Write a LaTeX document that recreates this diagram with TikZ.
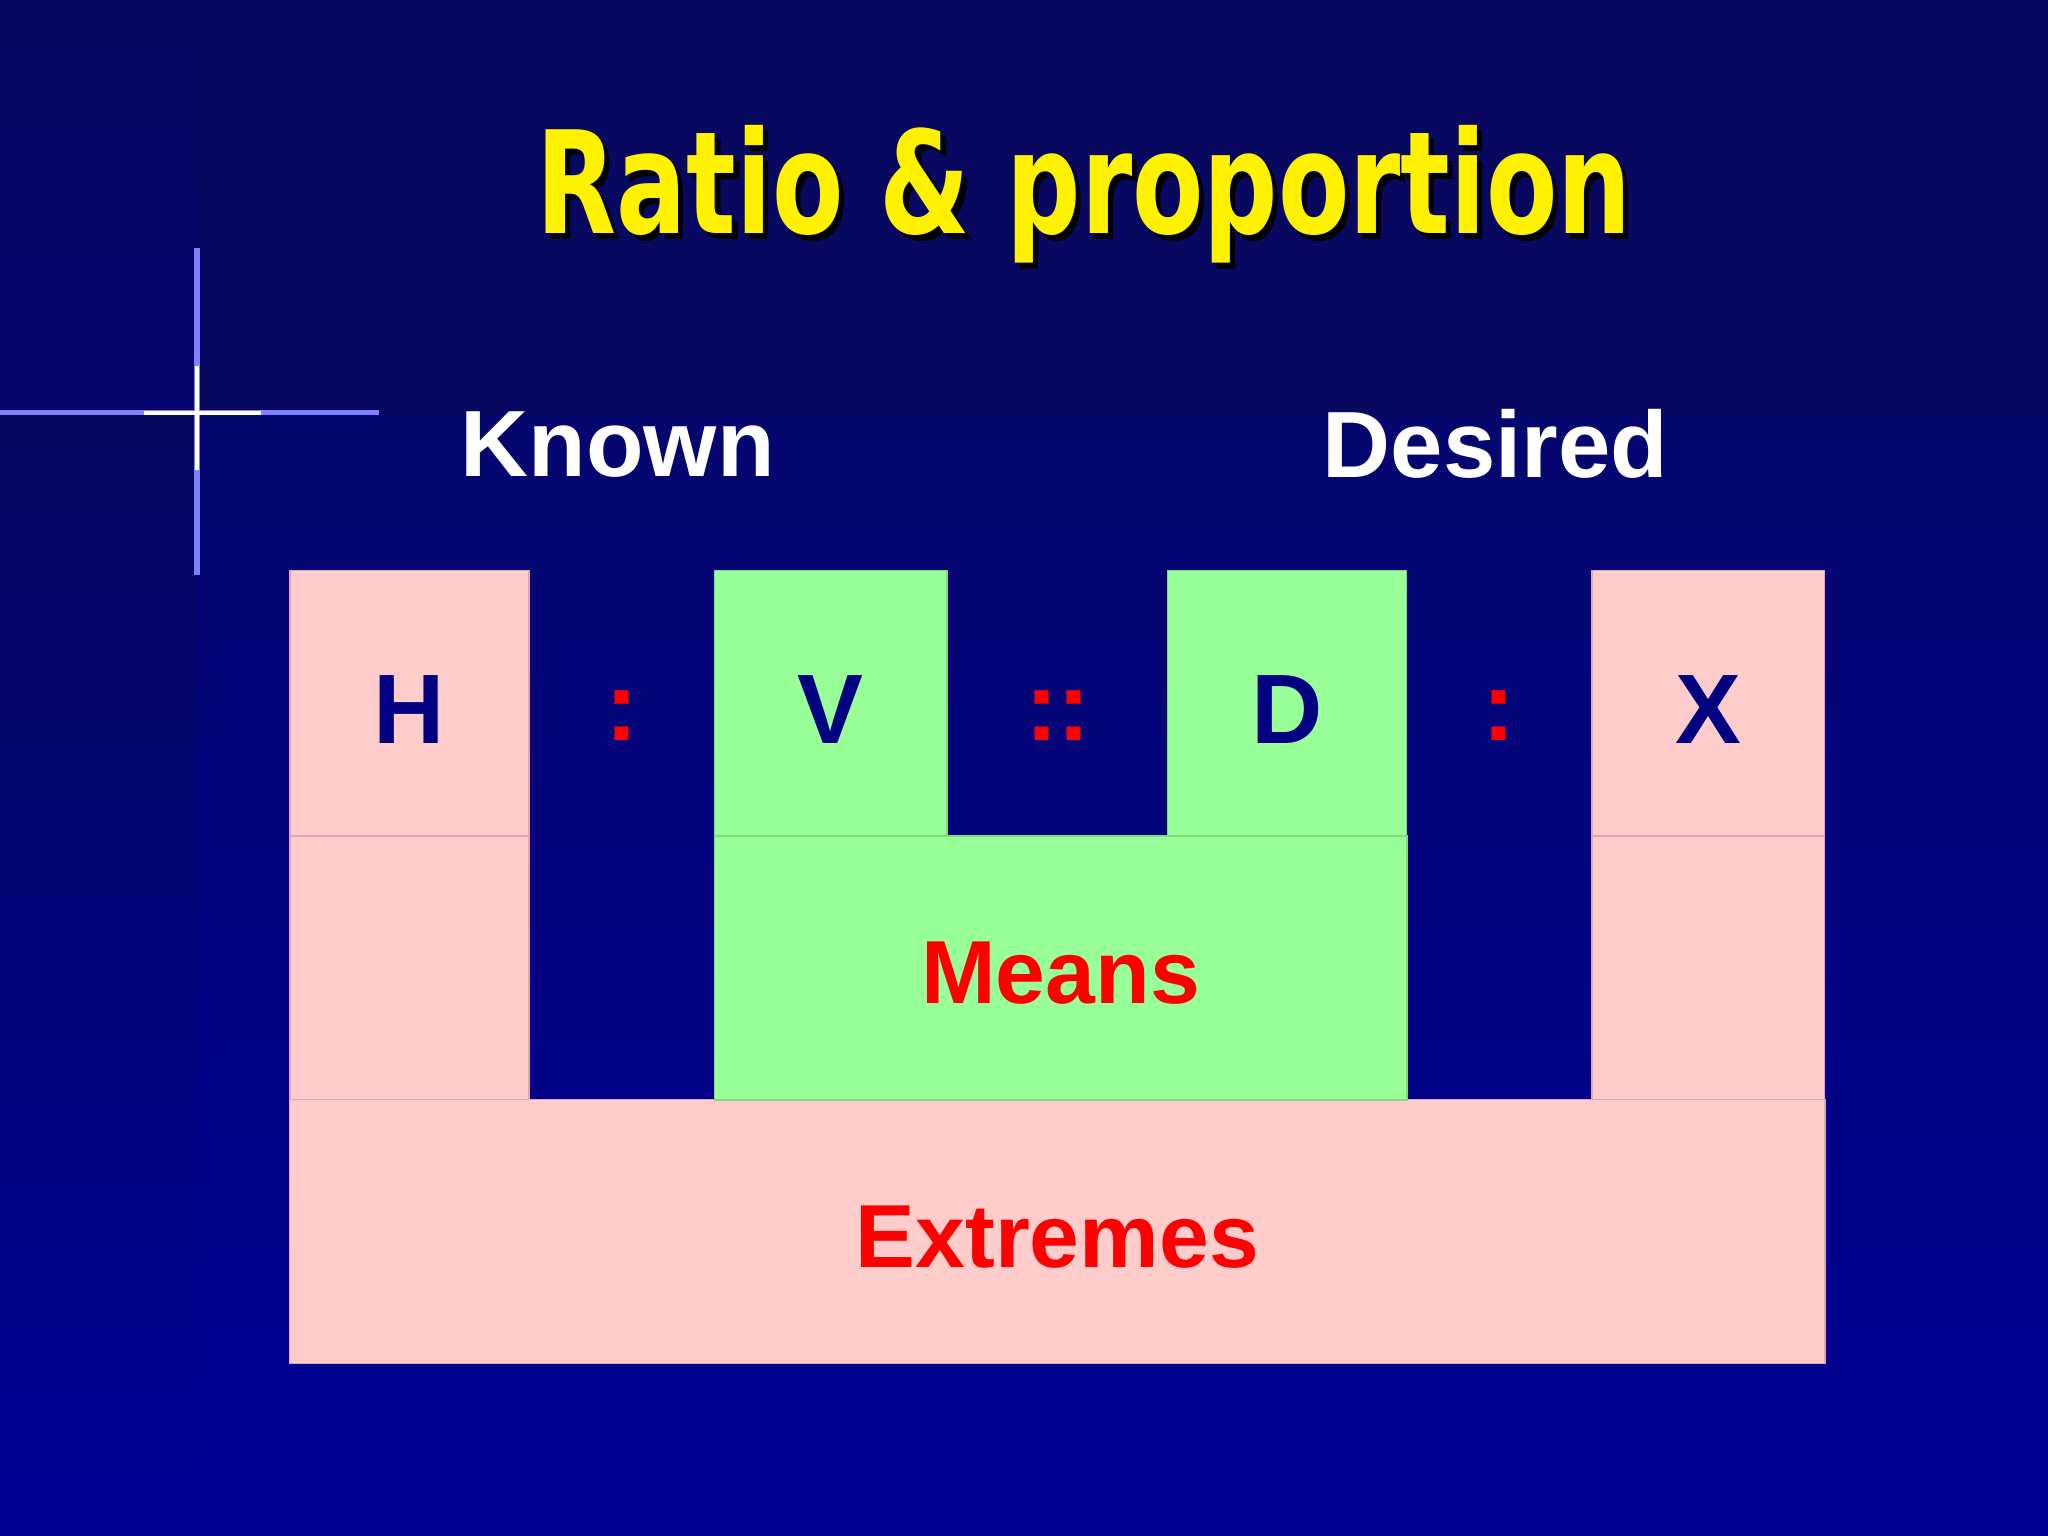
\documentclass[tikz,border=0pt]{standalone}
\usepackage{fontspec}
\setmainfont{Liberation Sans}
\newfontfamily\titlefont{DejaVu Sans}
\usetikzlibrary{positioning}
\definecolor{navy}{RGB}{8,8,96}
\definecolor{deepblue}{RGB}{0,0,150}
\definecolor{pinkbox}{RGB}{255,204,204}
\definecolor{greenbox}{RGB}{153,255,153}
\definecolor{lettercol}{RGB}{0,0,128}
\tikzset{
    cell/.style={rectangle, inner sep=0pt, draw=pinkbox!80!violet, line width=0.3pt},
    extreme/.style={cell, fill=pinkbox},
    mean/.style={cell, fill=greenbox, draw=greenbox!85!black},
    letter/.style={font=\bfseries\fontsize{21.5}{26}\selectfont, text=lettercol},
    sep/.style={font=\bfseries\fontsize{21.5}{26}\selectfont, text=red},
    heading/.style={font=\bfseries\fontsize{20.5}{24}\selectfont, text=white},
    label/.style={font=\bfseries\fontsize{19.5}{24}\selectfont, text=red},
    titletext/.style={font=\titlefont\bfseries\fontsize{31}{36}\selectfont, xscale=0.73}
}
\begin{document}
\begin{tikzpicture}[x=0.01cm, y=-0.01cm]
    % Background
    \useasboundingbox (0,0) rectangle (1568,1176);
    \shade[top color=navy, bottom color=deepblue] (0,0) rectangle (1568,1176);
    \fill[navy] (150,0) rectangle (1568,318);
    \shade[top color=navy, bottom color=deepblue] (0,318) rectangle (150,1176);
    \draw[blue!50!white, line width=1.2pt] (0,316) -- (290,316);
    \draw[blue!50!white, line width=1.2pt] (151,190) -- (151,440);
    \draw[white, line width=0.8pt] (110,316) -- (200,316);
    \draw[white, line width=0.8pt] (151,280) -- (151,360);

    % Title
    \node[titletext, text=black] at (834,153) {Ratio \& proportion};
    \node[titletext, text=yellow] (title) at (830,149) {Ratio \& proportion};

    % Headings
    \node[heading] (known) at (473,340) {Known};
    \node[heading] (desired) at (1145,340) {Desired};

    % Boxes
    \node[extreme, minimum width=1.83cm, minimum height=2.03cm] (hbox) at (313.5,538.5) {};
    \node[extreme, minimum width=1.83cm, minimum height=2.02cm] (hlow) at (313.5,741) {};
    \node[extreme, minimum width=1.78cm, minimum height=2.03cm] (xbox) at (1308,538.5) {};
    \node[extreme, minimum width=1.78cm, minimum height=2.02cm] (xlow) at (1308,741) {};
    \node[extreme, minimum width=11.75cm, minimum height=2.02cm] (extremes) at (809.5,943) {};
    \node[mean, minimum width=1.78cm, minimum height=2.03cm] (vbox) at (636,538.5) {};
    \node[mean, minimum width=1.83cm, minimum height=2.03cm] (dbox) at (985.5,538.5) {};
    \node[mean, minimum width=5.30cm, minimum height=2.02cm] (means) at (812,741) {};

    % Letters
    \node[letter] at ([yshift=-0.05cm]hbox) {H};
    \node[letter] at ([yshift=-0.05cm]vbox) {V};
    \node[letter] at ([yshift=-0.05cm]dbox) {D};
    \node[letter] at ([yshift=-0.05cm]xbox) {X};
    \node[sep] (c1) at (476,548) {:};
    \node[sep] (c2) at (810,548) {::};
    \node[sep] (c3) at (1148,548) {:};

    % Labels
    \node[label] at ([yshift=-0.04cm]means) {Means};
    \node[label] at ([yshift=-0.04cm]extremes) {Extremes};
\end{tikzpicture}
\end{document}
========================
* _STATED GOAL_
Copy the whole of the material above exactly, but not its images.

* _TASK RESPONSE_
Write a LaTeX document that recreates this diagram with TikZ.
\documentclass[tikz,border=0pt]{standalone}
\usepackage{fontspec}
\setmainfont{Liberation Sans}
\newfontfamily\titlefont{DejaVu Sans}
\usetikzlibrary{positioning}
\definecolor{navy}{RGB}{8,8,96}
\definecolor{deepblue}{RGB}{0,0,150}
\definecolor{pinkbox}{RGB}{255,204,204}
\definecolor{greenbox}{RGB}{153,255,153}
\definecolor{lettercol}{RGB}{0,0,128}
\tikzset{
    cell/.style={rectangle, inner sep=0pt, draw=pinkbox!80!violet, line width=0.3pt},
    extreme/.style={cell, fill=pinkbox},
    mean/.style={cell, fill=greenbox, draw=greenbox!85!black},
    letter/.style={font=\bfseries\fontsize{21.5}{26}\selectfont, text=lettercol},
    sep/.style={font=\bfseries\fontsize{21.5}{26}\selectfont, text=red},
    heading/.style={font=\bfseries\fontsize{20.5}{24}\selectfont, text=white},
    label/.style={font=\bfseries\fontsize{19.5}{24}\selectfont, text=red},
    titletext/.style={font=\titlefont\bfseries\fontsize{31}{36}\selectfont, xscale=0.73}
}
\begin{document}
\begin{tikzpicture}[x=0.01cm, y=-0.01cm]
    % Background
    \useasboundingbox (0,0) rectangle (1568,1176);
    \shade[top color=navy, bottom color=deepblue] (0,0) rectangle (1568,1176);
    \fill[navy] (150,0) rectangle (1568,318);
    \shade[top color=navy, bottom color=deepblue] (0,318) rectangle (150,1176);
    \draw[blue!50!white, line width=1.2pt] (0,316) -- (290,316);
    \draw[blue!50!white, line width=1.2pt] (151,190) -- (151,440);
    \draw[white, line width=0.8pt] (110,316) -- (200,316);
    \draw[white, line width=0.8pt] (151,280) -- (151,360);

    % Title
    \node[titletext, text=black] at (834,153) {Ratio \& proportion};
    \node[titletext, text=yellow] (title) at (830,149) {Ratio \& proportion};

    % Headings
    \node[heading] (known) at (473,340) {Known};
    \node[heading] (desired) at (1145,340) {Desired};

    % Boxes
    \node[extreme, minimum width=1.83cm, minimum height=2.03cm] (hbox) at (313.5,538.5) {};
    \node[extreme, minimum width=1.83cm, minimum height=2.02cm] (hlow) at (313.5,741) {};
    \node[extreme, minimum width=1.78cm, minimum height=2.03cm] (xbox) at (1308,538.5) {};
    \node[extreme, minimum width=1.78cm, minimum height=2.02cm] (xlow) at (1308,741) {};
    \node[extreme, minimum width=11.75cm, minimum height=2.02cm] (extremes) at (809.5,943) {};
    \node[mean, minimum width=1.78cm, minimum height=2.03cm] (vbox) at (636,538.5) {};
    \node[mean, minimum width=1.83cm, minimum height=2.03cm] (dbox) at (985.5,538.5) {};
    \node[mean, minimum width=5.30cm, minimum height=2.02cm] (means) at (812,741) {};

    % Letters
    \node[letter] at ([yshift=-0.05cm]hbox) {H};
    \node[letter] at ([yshift=-0.05cm]vbox) {V};
    \node[letter] at ([yshift=-0.05cm]dbox) {D};
    \node[letter] at ([yshift=-0.05cm]xbox) {X};
    \node[sep] (c1) at (476,548) {:};
    \node[sep] (c2) at (810,548) {::};
    \node[sep] (c3) at (1148,548) {:};

    % Labels
    \node[label] at ([yshift=-0.04cm]means) {Means};
    \node[label] at ([yshift=-0.04cm]extremes) {Extremes};
\end{tikzpicture}
\end{document}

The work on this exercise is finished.